Overview

Sometimes looking at the past is a helpful exercise for the present. This true in therapy rooms, and history books. It’s also true in our spiritual formation. Understanding where we came from, and how far we’ve come, helps us see that growth really is happening. Joannah Sadler Part 1 of 3

Real change is often subtle. Looking back can also help bring clarity to places where we currently feel stalled or stuck.  Reflecting on our journey with Jesus—our transformation into his likeness, is something all Believers are called toward. Are we becoming more like Jesus as a result of our life spent with him? Why does transformation seem to evade us? Why do Christ-followers struggle to be any different than those that aren’t following him? Is change really possible?

These are the questions the editors of Conversations considered as we set out to gather content for an issue on transformation. Non-transformation, or as Gary W. Moon calls it in his introduction to the issue, is the “elephant in the sanctuary.” He writes, “what if part of the problem with experiencing authentic transformation among modern Christians is the tendency to reduce the real meaning and process of atonement to absurdity? Instead of accepting the process of dying daily to any will but the will of God, we may often substitute the one-time profession of a sugar-coated magic phrase that equals transformation…instead of stepping away from our self-sufficiency and into a transforming friendship with the members of the Trinity.”

Recently I revisited issue 8.1 of Conversations on the topic of transformation, and it gave me the same reassuring feeling I get when I’ve spent time with an old friend: I’m not alone. The writers in that issue brought such a helpful perspective on the key theme of our faith; becoming like Jesus. They reminded me that change feels impossible at times, and discouragement and self-critique are common barriers to growth.

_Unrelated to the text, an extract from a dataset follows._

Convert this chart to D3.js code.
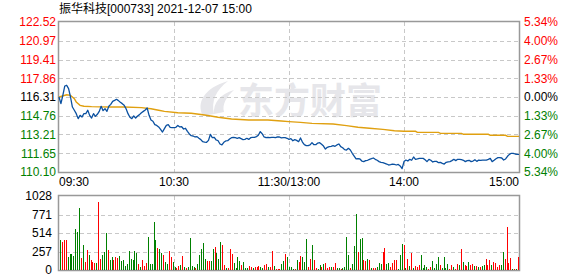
<!DOCTYPE html>
<html>
<head>
<meta charset="utf-8">
<script src="https://cdn.jsdelivr.net/npm/d3@7"></script>
<style>
  body { margin: 0; background: #fff; }
  svg { display: block; }
  text { font-family: "Liberation Sans", Arial, sans-serif; font-size: 12px; }
</style>
</head>
<body>
<div id="chart"></div>
<script>
// 基本数据
const stockName = "振华科技";
const stockCode = "[000733] 2021-12-07 15:00";
const prevClose = 116.31;

const timeLabels = ["09:30", "10:30", "11:30/13:00", "14:00", "15:00"];
const timeTickIdx = [0, 60, 120, 180, 240];

const priceTicks = [122.52, 120.97, 119.41, 117.86, 116.31, 114.76, 113.21, 111.65, 110.10];
const pctTicks = ["5.34%", "4.00%", "2.67%", "1.33%", "0.00%", "1.33%", "2.67%", "4.00%", "5.34%"];
const volTicks = [1028, 771, 514, 257, 0];

// 分时价格 (每分钟, 241 个)
const prices = [
  116.31,115.76,116.45,117.22,117.28,117.00,116.31,115.48,115.21,114.93,
  114.52,114.79,114.65,114.93,114.93,115.21,114.79,114.57,114.93,114.71,
  114.88,115.12,115.54,115.18,115.34,115.12,115.54,115.70,115.95,116.03,
  116.12,116.01,115.87,115.76,115.62,115.34,114.93,114.63,114.52,114.74,
  114.57,114.74,114.85,115.01,115.12,115.23,115.40,114.79,114.41,114.30,
  114.02,113.96,113.83,113.63,113.41,113.69,113.96,114.02,113.80,113.77,
  113.77,113.80,113.96,
  113.83,113.85,113.66,113.72,113.47,113.25,113.11,113.08,113.00,113.03,
  112.89,112.78,112.61,112.58,112.56,112.72,113.22,112.94,112.97,112.75,
  112.69,112.42,112.34,112.56,112.67,112.69,112.83,112.94,112.97,112.94,
  112.89,112.94,112.86,112.78,112.80,112.89,112.80,112.94,112.97,112.97,
  113.03,113.14,113.44,113.27,113.00,112.94,112.97,112.94,112.97,112.97,
  112.94,113.00,113.00,112.92,112.94,112.94,112.89,112.80,
  112.86,112.69,112.78,112.72,112.61,112.92,112.58,112.36,112.28,112.28,
  112.34,112.53,112.36,112.36,112.50,112.53,112.39,112.25,112.00,112.14,
  112.20,112.23,112.28,112.23,112.34,112.42,112.20,112.11,111.95,111.92,
  112.06,111.92,111.65,111.42,111.18,111.20,111.18,111.01,110.96,111.04,
  111.07,111.15,111.20,111.26,111.15,111.07,110.96,110.90,110.87,110.82,
  110.76,110.68,110.71,110.76,110.73,110.68,110.73,110.60,110.38,110.96,
  111.09,111.01,111.15,111.07,111.34,111.15,111.18,111.23,111.23,111.23,
  111.12,110.96,111.15,111.07,110.93,110.98,110.98,110.87,110.90,110.82,
  110.76,110.90,110.93,110.96,111.04,111.15,111.04,111.15,111.15,111.12,
  111.07,110.96,111.04,111.07,110.96,111.01,111.12,110.98,111.09,111.07,
  111.09,111.09,111.09,111.15,111.23,110.96,111.07,111.20,111.29,111.29,
  111.26,111.09,111.18,111.40,111.56,111.65,111.65,111.59,111.56,111.56
];

// 均价线 (读图得到的关键点)
const avgIdx = [0,4,6,8,9,11,13,17,26,34,43,48,52,55,62,69,76,83,90,99,109,116,120,126,132,143,150,156,162,169,175,180,186,187,198,199,210,211,224,225,233,234,240];
const avgVals = [116.31,116.50,116.45,116.17,115.90,115.62,115.54,115.51,115.48,115.48,115.43,115.34,115.21,115.12,115.01,114.96,114.82,114.63,114.49,114.41,114.41,114.32,114.27,114.21,114.13,114.07,113.94,113.80,113.72,113.63,113.52,113.47,113.47,113.38,113.38,113.30,113.30,113.22,113.22,113.14,113.14,113.05,113.05];

// 成交量 (手)
const volumes = [
  417,389,417,417,176,222,222,194,569,523,
  861,167,347,107,278,208,139,116,102,102,
  944,153,208,255,519,278,134,185,139,176,
  167,194,125,139,56,83,269,148,134,269,
  231,83,37,139,56,93,454,83,83,667,
  417,301,287,241,208,107,79,264,185,107,
  37,23,56,69,194,46,23,46,445,56,
  37,23,83,208,292,380,153,125,125,125,
  292,315,231,153,389,347,69,23,32,292,
  222,97,23,176,130,69,116,23,23,56,
  37,23,46,37,56,37,23,69,83,37,
  37,264,56,19,19,19,83,120,222,176,
  37,37,19,19,139,116,194,176,116,426,
  37,153,347,139,23,15,69,37,83,102,
  23,37,37,46,102,23,23,15,23,37,
  458,208,23,83,333,778,255,431,449,139,
  125,148,139,23,32,32,37,102,83,255,
  301,83,102,37,93,139,139,9,208,361,
  347,23,153,56,236,23,56,37,69,208,
  23,69,37,14,37,130,23,83,176,69,
  23,176,23,83,19,69,37,19,83,69,
  287,111,69,56,111,69,83,56,60,37,
  37,56,69,153,69,139,69,111,97,37,
  69,69,250,153,597,97,167,9,8,8,
  181
];
// 1 = 红(上涨), -1 = 绿(下跌)
const volDir = [
  -1,1,1,1,-1,-1,-1,-1,-1,-1,
  -1,1,-1,1,1,-1,1,1,1,-1,
  1,1,-1,-1,-1,1,-1,-1,1,1,
  1,-1,-1,-1,-1,-1,-1,-1,-1,-1,
  -1,1,-1,1,1,1,-1,-1,-1,-1,
  -1,1,-1,-1,1,-1,-1,1,1,-1,
  -1,1,1,-1,1,-1,1,-1,-1,-1,
  -1,1,-1,-1,-1,-1,-1,1,1,-1,
  -1,1,-1,-1,-1,1,1,-1,1,1,
  1,-1,-1,-1,-1,1,-1,-1,-1,1,
  1,-1,1,1,1,-1,-1,1,1,-1,
  1,1,-1,1,1,1,-1,-1,1,-1,
  -1,-1,-1,1,-1,1,1,-1,-1,-1,
  1,1,-1,1,1,-1,-1,1,-1,1,
  1,1,-1,1,1,-1,-1,1,-1,-1,
  -1,-1,1,-1,-1,-1,1,-1,-1,1,
  1,-1,1,-1,1,1,-1,-1,-1,1,
  1,-1,-1,1,1,1,1,-1,-1,-1,
  1,-1,1,-1,1,-1,1,1,1,-1,
  -1,-1,-1,1,1,-1,-1,-1,-1,1,
  -1,-1,-1,-1,1,1,-1,1,1,-1,
  1,-1,1,1,-1,1,1,-1,1,-1,
  1,-1,-1,1,1,1,-1,1,1,1,
  1,-1,-1,1,1,1,1,-1,1,-1,
  1
];

(function () {
  const W = 578, H = 276;
  const left = 59, right = 519;
  const mainTop = 22, mainBottom = 172;
  const volTop = 196, volBottom = 270;

  const RED = "#ff0000", GREEN = "#008000", DARK = "#000000";
  const GRID = "#c8c8c8", BORDER = "#999999";

  const svg = d3.select("#chart").append("svg")
    .attr("width", W).attr("height", H);

  const x = d3.scaleLinear().domain([0, 240]).range([left, right]);
  const xBar = d3.scaleLinear().domain([0, 240]).range([left + 1, right - 1]);
  const y = d3.scaleLinear().domain([priceTicks[priceTicks.length - 1], priceTicks[0]]).range([mainBottom, mainTop]);
  const yVol = d3.scaleLinear().domain([0, volTicks[0]]).range([volBottom, volTop]);

  const tickColor = v => v > prevClose ? RED : (v < prevClose ? GREEN : DARK);

  // 水印
  const wm = svg.append("g").attr("fill", "#e6e6ea");
  wm.append("path")
    .attr("d", "M203,116 C196,103 204,88 228,81 C216,90 211,101 214,114 Z M214,114 C213,103 220,94 234,90 C226,97 222,105 224,112 Z");
  wm.append("text")
    .attr("x", 238).attr("y", 114)
    .style("font-family", "'Noto Sans CJK SC', sans-serif")
    .style("font-size", "36px").style("font-weight", "bold")
    .text("东方财富");

  // 网格线
  const grid = svg.append("g")
    .attr("stroke", GRID).attr("stroke-dasharray", "4,3")
    .attr("shape-rendering", "crispEdges");
  grid.selectAll(".hgrid").data(priceTicks.slice(1, -1)).enter().append("line")
    .attr("x1", left).attr("x2", right)
    .attr("y1", d => Math.round(y(d)) + 0.5).attr("y2", d => Math.round(y(d)) + 0.5);
  grid.selectAll(".vgrid").data(timeTickIdx.slice(1, -1)).enter().append("line")
    .attr("x1", d => Math.round(x(d)) + 0.5).attr("x2", d => Math.round(x(d)) + 0.5)
    .attr("y1", mainTop).attr("y2", mainBottom);
  grid.selectAll(".hvgrid").data(volTicks.slice(1, -1)).enter().append("line")
    .attr("x1", left).attr("x2", right)
    .attr("y1", d => Math.round(yVol(d)) + 0.5).attr("y2", d => Math.round(yVol(d)) + 0.5);
  grid.selectAll(".vvgrid").data(timeTickIdx.slice(1, -1)).enter().append("line")
    .attr("x1", d => Math.round(x(d)) + 0.5).attr("x2", d => Math.round(x(d)) + 0.5)
    .attr("y1", volTop).attr("y2", volBottom);

  // 边框
  svg.append("rect")
    .attr("x", left - 0.5).attr("y", mainTop - 0.5)
    .attr("width", right - left + 1).attr("height", mainBottom - mainTop + 1)
    .attr("fill", "none").attr("stroke", BORDER).attr("stroke-width", 1.5);
  svg.append("rect")
    .attr("x", left - 0.5).attr("y", volTop - 0.5)
    .attr("width", right - left + 1).attr("height", volBottom - volTop + 1)
    .attr("fill", "none").attr("stroke", BORDER).attr("stroke-width", 1.5);

  // 均价线
  const avgData = avgIdx.map((d, i) => [d, avgVals[i]]);
  svg.append("path")
    .datum(avgData)
    .attr("fill", "none").attr("stroke", "#e0a010").attr("stroke-width", 1.4)
    .attr("d", d3.line().x(d => x(d[0])).y(d => y(d[1])));

  // 价格线
  svg.append("path")
    .datum(prices)
    .attr("fill", "none").attr("stroke", "#0a50a0").attr("stroke-width", 1.3)
    .attr("stroke-linejoin", "round")
    .attr("d", d3.line().x((d, i) => x(i)).y(d => y(d)));

  // 成交量柱
  svg.append("g").attr("shape-rendering", "crispEdges")
    .selectAll("rect").data(volumes).enter().append("rect")
    .attr("x", (d, i) => Math.round(xBar(i)))
    .attr("y", d => Math.round(yVol(d)))
    .attr("width", 1)
    .attr("height", d => volBottom - Math.round(yVol(d)))
    .attr("fill", (d, i) => volDir[i] > 0 ? RED : GREEN);

  // 左侧价格刻度
  svg.append("g").selectAll("text").data(priceTicks).enter().append("text")
    .attr("x", 56).attr("y", d => y(d)).attr("dy", "0.36em")
    .attr("text-anchor", "end")
    .attr("fill", d => tickColor(d))
    .text(d => d.toFixed(2));

  // 右侧涨跌幅刻度
  svg.append("g").selectAll("text").data(priceTicks).enter().append("text")
    .attr("x", 524).attr("y", d => y(d)).attr("dy", "0.36em")
    .attr("text-anchor", "start")
    .attr("fill", d => tickColor(d))
    .text((d, i) => pctTicks[i]);

  // 成交量刻度
  svg.append("g").selectAll("text").data(volTicks).enter().append("text")
    .attr("x", 52).attr("y", d => yVol(d)).attr("dy", "0.36em")
    .attr("text-anchor", "end")
    .attr("fill", DARK)
    .text(d => d);

  // 时间刻度
  svg.append("g").selectAll("text").data(timeTickIdx).enter().append("text")
    .attr("x", d => x(d)).attr("y", 186)
    .attr("text-anchor", (d, i) => i === 0 ? "start" : (i === timeTickIdx.length - 1 ? "end" : "middle"))
    .attr("fill", DARK)
    .text((d, i) => timeLabels[i]);

  // 标题
  const title = svg.append("text").attr("x", 59).attr("y", 13).attr("fill", DARK);
  title.append("tspan")
    .style("font-family", "'Noto Sans CJK SC', sans-serif")
    .text(stockName);
  title.append("tspan").text(stockCode);
})();
</script>
</body>
</html>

Also like a good friend, the writers brought me back to the Gospel and reminded me that I’m not under the power of sin and death anymore, and that change is happening in me because of the work of Christ, not because of my self-effort.

I was also encouraged by writers like Larry Crabb and Keith Meyer about the importance of the Bible in my becoming like Christ. In one of my all-time favorite articles by Jan Johnson, she walks the reader through what 12-Step approaches have to say about transformation (and how honesty and authenticity serve as the foundation for successful results.) It’s been ten years since this issue was published, but Dave Kinnaman’s interview discussing how the lack of transformation in the church causes a younger generation to view Christians, is still compelling.

In the defining article of the issue, Gary Moon interviewed Dallas Willard to discuss transformation, in Getting the Elephant Out of the Sanctuary: Atonement and Transformation. The two took a deeper look at three theories of atonement, and also discussed the practices and rhythms Dallas lived by to be more like Jesus. We’ve excerpted this article below, and provided a few exercises for you to engage in your journey to be more like him (Jesus, not Dallas!)

In a year that feels stalled, and wrought with social and political tension, I’ve doubted my own personal spiritual growth. I’ve had ample opportunities to act like Jesus in the trenches of virtual schooling and potty training, but I tend to reflect more on the times when I’ve failed to look like him. The invitation that this issue, “How We Change” has given me, is to extend grace to myself for the small, subtle changes that God is making in me and through me, that even I cannot see.